(Work required):
Gather, from the data below, each line in which the word "this" occurs.

(Given data):

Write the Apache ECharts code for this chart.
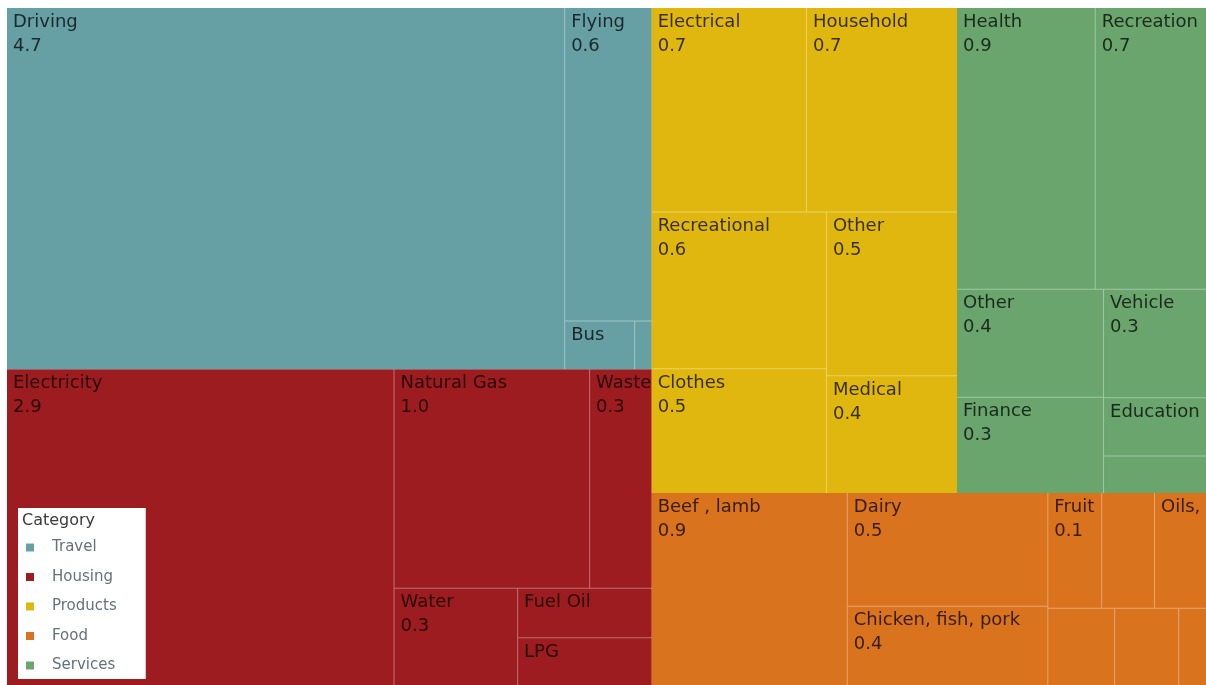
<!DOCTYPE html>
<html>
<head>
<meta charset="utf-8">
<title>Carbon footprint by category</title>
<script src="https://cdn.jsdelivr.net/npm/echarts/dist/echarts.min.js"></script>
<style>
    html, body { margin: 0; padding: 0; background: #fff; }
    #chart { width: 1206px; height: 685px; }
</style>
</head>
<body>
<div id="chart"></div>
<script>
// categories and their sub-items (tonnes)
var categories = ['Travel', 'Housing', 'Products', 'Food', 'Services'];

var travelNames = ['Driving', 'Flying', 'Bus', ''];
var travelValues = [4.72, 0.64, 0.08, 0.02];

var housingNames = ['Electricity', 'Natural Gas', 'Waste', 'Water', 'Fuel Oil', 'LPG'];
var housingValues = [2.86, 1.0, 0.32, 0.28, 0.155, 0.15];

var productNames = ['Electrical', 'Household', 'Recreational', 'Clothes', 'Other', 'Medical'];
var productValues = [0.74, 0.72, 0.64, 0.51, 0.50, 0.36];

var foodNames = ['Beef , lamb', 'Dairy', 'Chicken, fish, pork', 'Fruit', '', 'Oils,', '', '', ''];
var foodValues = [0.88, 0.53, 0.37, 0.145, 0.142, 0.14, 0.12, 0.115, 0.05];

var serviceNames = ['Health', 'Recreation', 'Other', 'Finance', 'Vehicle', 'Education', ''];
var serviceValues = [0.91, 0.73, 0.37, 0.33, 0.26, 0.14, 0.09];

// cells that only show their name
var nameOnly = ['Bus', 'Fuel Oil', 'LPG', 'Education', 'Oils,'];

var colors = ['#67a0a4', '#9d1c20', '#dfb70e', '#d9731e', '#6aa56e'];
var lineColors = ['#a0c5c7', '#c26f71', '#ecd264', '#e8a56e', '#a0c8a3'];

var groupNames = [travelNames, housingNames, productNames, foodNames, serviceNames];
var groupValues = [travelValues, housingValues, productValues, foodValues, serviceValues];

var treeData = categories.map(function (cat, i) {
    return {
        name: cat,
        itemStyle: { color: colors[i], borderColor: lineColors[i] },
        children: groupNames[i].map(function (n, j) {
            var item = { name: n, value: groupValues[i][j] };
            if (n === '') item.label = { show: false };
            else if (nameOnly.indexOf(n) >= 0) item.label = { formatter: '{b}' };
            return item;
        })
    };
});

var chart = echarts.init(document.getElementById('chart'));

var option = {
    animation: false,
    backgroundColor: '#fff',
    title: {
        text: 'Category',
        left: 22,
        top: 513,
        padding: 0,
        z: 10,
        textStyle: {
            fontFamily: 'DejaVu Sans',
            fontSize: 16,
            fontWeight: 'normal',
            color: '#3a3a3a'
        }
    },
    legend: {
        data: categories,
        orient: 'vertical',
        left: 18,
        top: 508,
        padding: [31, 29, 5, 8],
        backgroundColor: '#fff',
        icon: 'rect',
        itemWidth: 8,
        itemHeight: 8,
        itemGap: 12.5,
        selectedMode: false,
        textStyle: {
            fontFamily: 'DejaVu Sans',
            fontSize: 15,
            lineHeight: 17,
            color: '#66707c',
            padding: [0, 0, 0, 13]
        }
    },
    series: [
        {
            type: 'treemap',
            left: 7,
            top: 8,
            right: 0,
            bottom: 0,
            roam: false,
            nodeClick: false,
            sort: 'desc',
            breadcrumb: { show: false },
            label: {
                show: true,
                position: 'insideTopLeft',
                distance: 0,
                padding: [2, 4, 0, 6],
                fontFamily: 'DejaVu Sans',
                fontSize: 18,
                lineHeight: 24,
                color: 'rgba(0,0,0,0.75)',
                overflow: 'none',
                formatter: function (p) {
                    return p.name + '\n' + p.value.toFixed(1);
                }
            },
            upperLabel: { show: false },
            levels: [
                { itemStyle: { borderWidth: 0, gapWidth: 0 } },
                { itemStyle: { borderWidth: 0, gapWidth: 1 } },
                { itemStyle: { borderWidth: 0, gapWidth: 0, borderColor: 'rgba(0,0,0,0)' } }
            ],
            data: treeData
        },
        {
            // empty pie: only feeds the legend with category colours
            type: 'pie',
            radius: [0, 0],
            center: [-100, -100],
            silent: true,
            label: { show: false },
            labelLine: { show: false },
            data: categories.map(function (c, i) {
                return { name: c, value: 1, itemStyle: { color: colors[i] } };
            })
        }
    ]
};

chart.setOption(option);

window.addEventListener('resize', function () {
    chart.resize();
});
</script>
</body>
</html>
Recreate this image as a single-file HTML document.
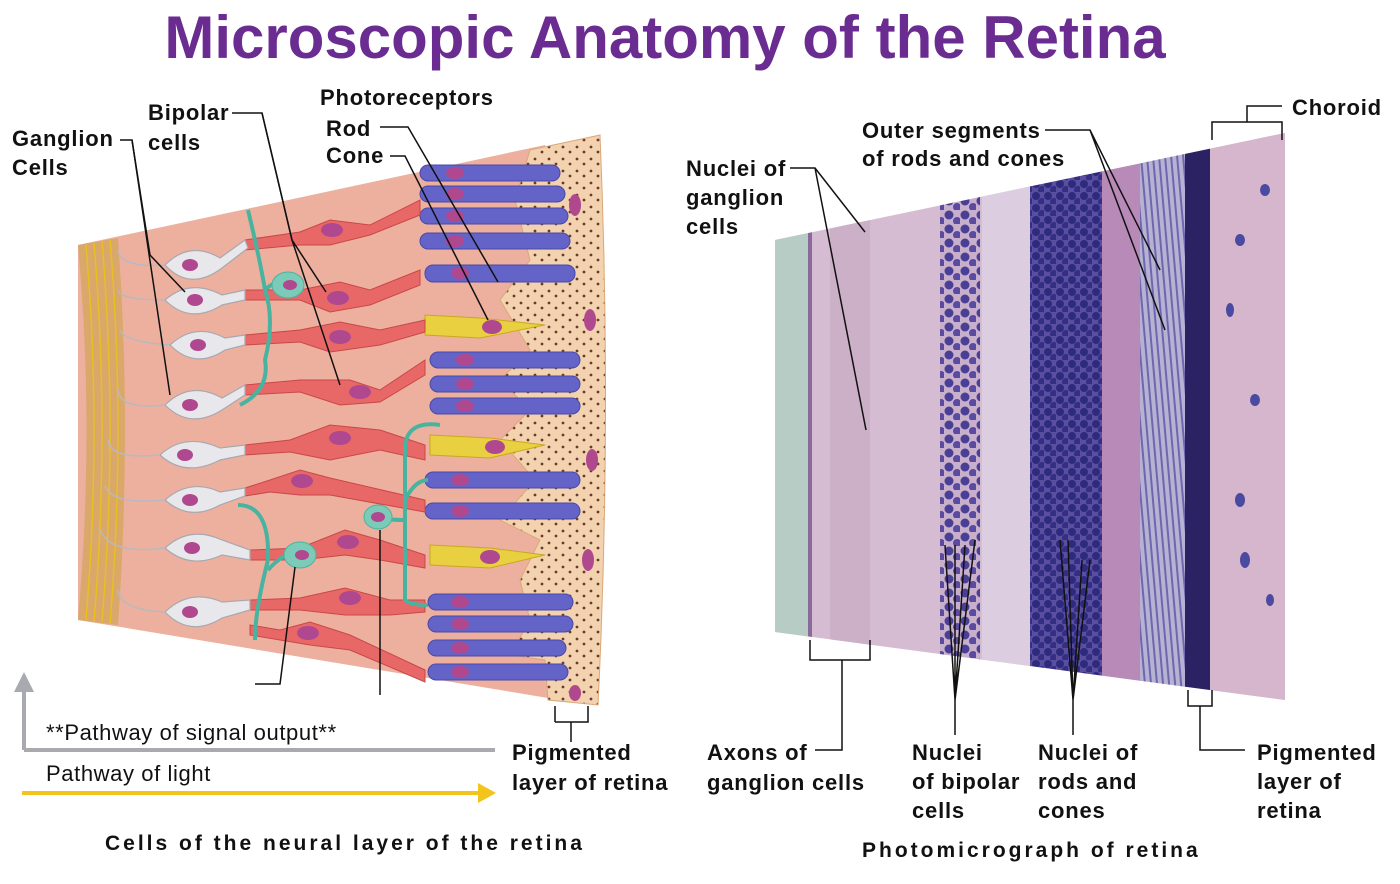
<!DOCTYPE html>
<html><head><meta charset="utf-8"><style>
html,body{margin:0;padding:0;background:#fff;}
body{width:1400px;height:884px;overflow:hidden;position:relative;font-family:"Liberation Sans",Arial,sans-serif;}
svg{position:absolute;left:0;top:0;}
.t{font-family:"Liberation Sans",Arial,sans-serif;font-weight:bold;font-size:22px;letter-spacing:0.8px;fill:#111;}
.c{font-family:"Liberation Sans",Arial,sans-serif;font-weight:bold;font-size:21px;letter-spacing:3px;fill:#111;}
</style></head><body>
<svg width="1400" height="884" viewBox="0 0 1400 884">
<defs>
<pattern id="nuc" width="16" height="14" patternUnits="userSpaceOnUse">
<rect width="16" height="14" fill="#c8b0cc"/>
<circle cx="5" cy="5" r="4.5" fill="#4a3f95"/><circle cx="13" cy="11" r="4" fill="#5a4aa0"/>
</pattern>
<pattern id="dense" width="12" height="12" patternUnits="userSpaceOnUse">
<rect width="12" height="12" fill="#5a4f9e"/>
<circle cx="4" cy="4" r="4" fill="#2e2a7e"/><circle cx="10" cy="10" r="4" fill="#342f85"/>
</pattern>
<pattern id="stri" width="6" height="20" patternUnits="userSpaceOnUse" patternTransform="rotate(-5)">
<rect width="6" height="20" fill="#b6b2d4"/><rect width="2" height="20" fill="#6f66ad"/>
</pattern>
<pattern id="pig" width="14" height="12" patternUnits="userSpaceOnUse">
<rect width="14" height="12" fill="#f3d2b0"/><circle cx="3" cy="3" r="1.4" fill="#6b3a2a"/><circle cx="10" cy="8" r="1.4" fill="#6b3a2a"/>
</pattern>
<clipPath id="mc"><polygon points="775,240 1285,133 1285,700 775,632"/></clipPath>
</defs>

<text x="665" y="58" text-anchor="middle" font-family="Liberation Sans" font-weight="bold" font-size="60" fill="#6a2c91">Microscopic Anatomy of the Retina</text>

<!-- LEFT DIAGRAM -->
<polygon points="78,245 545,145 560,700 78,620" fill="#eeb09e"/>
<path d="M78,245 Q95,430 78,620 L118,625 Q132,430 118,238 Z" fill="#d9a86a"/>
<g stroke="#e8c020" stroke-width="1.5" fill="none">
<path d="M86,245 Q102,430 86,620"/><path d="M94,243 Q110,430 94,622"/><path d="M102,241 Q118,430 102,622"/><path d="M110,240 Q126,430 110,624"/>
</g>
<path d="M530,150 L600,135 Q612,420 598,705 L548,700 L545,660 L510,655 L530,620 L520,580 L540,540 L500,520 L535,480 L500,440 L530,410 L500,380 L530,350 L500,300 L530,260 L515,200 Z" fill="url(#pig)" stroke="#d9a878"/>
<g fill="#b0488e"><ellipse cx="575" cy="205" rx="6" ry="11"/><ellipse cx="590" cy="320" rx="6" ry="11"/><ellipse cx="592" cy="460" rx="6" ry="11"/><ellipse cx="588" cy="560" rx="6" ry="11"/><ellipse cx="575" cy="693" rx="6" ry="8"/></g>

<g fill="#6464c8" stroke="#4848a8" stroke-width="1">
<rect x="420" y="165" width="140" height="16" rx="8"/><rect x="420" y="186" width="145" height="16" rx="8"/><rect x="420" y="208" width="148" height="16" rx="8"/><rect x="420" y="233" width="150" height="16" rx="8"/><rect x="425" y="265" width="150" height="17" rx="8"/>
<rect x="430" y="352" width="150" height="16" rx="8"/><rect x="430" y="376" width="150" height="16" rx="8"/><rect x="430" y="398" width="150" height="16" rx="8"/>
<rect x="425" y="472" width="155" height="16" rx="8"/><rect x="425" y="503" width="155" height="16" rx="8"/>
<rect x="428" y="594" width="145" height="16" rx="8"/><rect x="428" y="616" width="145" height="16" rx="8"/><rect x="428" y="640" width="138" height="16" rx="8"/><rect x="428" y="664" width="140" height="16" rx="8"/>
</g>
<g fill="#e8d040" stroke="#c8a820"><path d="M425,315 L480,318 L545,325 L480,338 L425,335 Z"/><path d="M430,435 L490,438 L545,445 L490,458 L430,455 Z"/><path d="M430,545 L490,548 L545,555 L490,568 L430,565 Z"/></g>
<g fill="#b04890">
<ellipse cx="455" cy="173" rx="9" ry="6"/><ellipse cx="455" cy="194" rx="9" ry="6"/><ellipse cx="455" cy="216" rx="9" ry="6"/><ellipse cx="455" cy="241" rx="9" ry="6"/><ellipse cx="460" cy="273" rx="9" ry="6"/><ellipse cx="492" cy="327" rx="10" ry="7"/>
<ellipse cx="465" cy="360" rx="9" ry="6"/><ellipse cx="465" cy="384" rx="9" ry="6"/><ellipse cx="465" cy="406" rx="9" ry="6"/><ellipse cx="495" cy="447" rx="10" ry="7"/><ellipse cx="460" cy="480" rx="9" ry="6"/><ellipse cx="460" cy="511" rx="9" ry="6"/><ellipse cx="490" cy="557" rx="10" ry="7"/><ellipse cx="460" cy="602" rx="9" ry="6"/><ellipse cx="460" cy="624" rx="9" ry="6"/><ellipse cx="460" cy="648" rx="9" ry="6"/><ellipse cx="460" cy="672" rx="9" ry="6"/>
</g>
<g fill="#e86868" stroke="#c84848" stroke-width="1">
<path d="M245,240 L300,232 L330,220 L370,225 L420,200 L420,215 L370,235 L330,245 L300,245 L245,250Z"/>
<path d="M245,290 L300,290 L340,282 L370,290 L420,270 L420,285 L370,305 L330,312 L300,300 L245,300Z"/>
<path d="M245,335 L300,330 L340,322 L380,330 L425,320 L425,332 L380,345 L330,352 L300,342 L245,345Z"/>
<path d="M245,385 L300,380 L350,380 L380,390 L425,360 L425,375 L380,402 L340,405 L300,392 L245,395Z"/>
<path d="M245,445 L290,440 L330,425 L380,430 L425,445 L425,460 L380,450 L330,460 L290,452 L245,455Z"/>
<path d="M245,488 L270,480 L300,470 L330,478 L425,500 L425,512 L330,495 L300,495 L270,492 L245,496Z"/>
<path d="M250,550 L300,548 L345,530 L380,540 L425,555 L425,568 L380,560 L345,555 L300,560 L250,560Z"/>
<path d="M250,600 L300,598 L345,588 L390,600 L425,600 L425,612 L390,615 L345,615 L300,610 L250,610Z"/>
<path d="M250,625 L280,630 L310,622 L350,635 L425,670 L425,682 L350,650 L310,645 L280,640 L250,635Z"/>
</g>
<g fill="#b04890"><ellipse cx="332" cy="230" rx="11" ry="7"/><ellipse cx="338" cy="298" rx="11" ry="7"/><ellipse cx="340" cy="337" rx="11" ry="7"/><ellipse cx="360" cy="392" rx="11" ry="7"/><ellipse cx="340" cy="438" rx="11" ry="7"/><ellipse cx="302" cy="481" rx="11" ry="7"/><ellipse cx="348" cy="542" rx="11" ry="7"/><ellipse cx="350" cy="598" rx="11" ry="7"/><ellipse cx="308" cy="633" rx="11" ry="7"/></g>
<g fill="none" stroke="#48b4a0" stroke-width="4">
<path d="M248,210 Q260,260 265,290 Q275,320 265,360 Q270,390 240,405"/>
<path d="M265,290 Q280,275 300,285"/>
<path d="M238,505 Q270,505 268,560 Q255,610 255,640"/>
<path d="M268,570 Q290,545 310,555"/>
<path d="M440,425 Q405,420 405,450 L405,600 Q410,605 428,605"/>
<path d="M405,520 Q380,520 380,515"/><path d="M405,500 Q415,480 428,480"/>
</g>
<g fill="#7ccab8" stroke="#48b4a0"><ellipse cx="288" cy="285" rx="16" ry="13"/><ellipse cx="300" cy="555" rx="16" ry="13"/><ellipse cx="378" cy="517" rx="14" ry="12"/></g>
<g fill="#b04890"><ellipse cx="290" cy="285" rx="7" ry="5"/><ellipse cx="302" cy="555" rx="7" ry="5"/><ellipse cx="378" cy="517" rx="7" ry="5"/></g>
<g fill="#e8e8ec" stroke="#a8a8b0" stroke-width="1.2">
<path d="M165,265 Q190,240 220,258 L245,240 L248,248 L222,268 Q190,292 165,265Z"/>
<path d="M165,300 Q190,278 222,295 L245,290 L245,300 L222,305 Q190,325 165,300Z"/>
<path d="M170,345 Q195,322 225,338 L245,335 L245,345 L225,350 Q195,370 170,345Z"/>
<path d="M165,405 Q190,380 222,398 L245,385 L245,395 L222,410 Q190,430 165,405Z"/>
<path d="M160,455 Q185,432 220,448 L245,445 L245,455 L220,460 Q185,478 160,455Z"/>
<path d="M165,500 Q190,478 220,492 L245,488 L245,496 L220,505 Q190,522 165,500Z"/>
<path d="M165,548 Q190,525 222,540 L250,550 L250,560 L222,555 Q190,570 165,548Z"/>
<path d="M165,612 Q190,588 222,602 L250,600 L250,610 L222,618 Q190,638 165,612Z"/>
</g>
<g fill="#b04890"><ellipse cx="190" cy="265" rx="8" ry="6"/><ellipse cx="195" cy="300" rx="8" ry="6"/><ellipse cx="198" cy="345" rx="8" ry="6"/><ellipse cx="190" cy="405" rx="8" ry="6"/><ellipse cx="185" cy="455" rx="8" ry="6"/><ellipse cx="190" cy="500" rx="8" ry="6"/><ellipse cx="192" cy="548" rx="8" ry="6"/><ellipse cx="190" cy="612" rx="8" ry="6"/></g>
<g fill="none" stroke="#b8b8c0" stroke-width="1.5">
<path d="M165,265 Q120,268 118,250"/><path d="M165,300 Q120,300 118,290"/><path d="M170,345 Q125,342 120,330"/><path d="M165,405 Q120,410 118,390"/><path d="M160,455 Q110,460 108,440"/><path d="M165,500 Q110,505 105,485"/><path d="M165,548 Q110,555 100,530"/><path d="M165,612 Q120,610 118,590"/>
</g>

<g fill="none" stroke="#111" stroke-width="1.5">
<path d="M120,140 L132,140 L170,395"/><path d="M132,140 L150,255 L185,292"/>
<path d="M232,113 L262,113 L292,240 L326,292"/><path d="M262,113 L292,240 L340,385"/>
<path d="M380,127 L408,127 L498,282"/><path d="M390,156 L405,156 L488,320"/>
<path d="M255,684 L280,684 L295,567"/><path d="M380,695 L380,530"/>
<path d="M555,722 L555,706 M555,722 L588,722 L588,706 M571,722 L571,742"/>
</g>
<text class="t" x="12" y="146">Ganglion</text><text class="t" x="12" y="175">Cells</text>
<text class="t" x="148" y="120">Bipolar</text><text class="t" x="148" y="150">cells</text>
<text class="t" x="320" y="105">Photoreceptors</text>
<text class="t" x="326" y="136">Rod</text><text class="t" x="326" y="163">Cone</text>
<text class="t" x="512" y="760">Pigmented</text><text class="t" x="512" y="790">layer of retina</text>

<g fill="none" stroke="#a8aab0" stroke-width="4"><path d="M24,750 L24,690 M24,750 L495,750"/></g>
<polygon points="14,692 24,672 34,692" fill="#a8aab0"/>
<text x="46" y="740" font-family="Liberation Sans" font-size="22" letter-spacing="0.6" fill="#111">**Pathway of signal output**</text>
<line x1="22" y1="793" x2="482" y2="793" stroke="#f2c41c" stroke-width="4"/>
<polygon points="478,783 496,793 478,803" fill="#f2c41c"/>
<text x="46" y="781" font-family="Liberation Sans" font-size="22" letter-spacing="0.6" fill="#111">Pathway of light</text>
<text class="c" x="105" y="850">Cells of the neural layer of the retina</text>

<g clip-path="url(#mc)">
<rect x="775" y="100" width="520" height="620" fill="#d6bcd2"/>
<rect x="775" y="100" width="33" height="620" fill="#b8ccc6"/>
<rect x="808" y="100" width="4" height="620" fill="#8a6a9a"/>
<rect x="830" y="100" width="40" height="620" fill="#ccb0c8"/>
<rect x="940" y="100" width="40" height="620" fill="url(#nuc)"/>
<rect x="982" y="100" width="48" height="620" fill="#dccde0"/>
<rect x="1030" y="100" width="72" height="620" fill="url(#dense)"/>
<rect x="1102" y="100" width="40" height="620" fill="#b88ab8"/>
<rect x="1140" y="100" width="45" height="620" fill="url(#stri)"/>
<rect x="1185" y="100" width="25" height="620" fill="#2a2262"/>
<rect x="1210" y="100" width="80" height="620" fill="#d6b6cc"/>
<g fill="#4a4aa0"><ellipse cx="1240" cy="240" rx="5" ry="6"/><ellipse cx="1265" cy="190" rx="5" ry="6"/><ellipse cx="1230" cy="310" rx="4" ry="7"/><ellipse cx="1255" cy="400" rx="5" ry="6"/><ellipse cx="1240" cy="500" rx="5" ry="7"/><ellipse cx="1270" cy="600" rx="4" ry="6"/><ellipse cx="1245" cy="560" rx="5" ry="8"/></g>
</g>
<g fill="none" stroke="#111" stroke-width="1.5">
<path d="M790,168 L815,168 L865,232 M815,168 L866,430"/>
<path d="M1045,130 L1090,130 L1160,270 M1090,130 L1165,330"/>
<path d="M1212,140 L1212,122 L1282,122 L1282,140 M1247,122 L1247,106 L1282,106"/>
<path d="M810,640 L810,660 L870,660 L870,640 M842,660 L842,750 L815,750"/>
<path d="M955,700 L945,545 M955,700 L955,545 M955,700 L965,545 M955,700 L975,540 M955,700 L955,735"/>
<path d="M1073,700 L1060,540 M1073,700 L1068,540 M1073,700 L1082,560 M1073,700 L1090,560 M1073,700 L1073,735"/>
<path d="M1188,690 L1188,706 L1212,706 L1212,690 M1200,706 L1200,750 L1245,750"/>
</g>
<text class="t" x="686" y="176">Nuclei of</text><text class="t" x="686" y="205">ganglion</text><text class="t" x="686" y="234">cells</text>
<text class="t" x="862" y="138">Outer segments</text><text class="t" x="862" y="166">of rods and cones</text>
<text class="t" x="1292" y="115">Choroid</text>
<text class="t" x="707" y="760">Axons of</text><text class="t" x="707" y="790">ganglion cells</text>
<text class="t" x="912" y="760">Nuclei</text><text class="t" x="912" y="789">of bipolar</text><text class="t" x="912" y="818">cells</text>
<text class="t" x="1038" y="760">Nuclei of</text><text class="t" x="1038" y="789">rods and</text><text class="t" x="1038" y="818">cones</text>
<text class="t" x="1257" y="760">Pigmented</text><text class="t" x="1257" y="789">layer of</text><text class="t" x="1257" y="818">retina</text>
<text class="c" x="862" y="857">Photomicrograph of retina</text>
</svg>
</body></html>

(Task response):
Write the Apache ECharts code for this chart.
Recreate this image as a single-file HTML document.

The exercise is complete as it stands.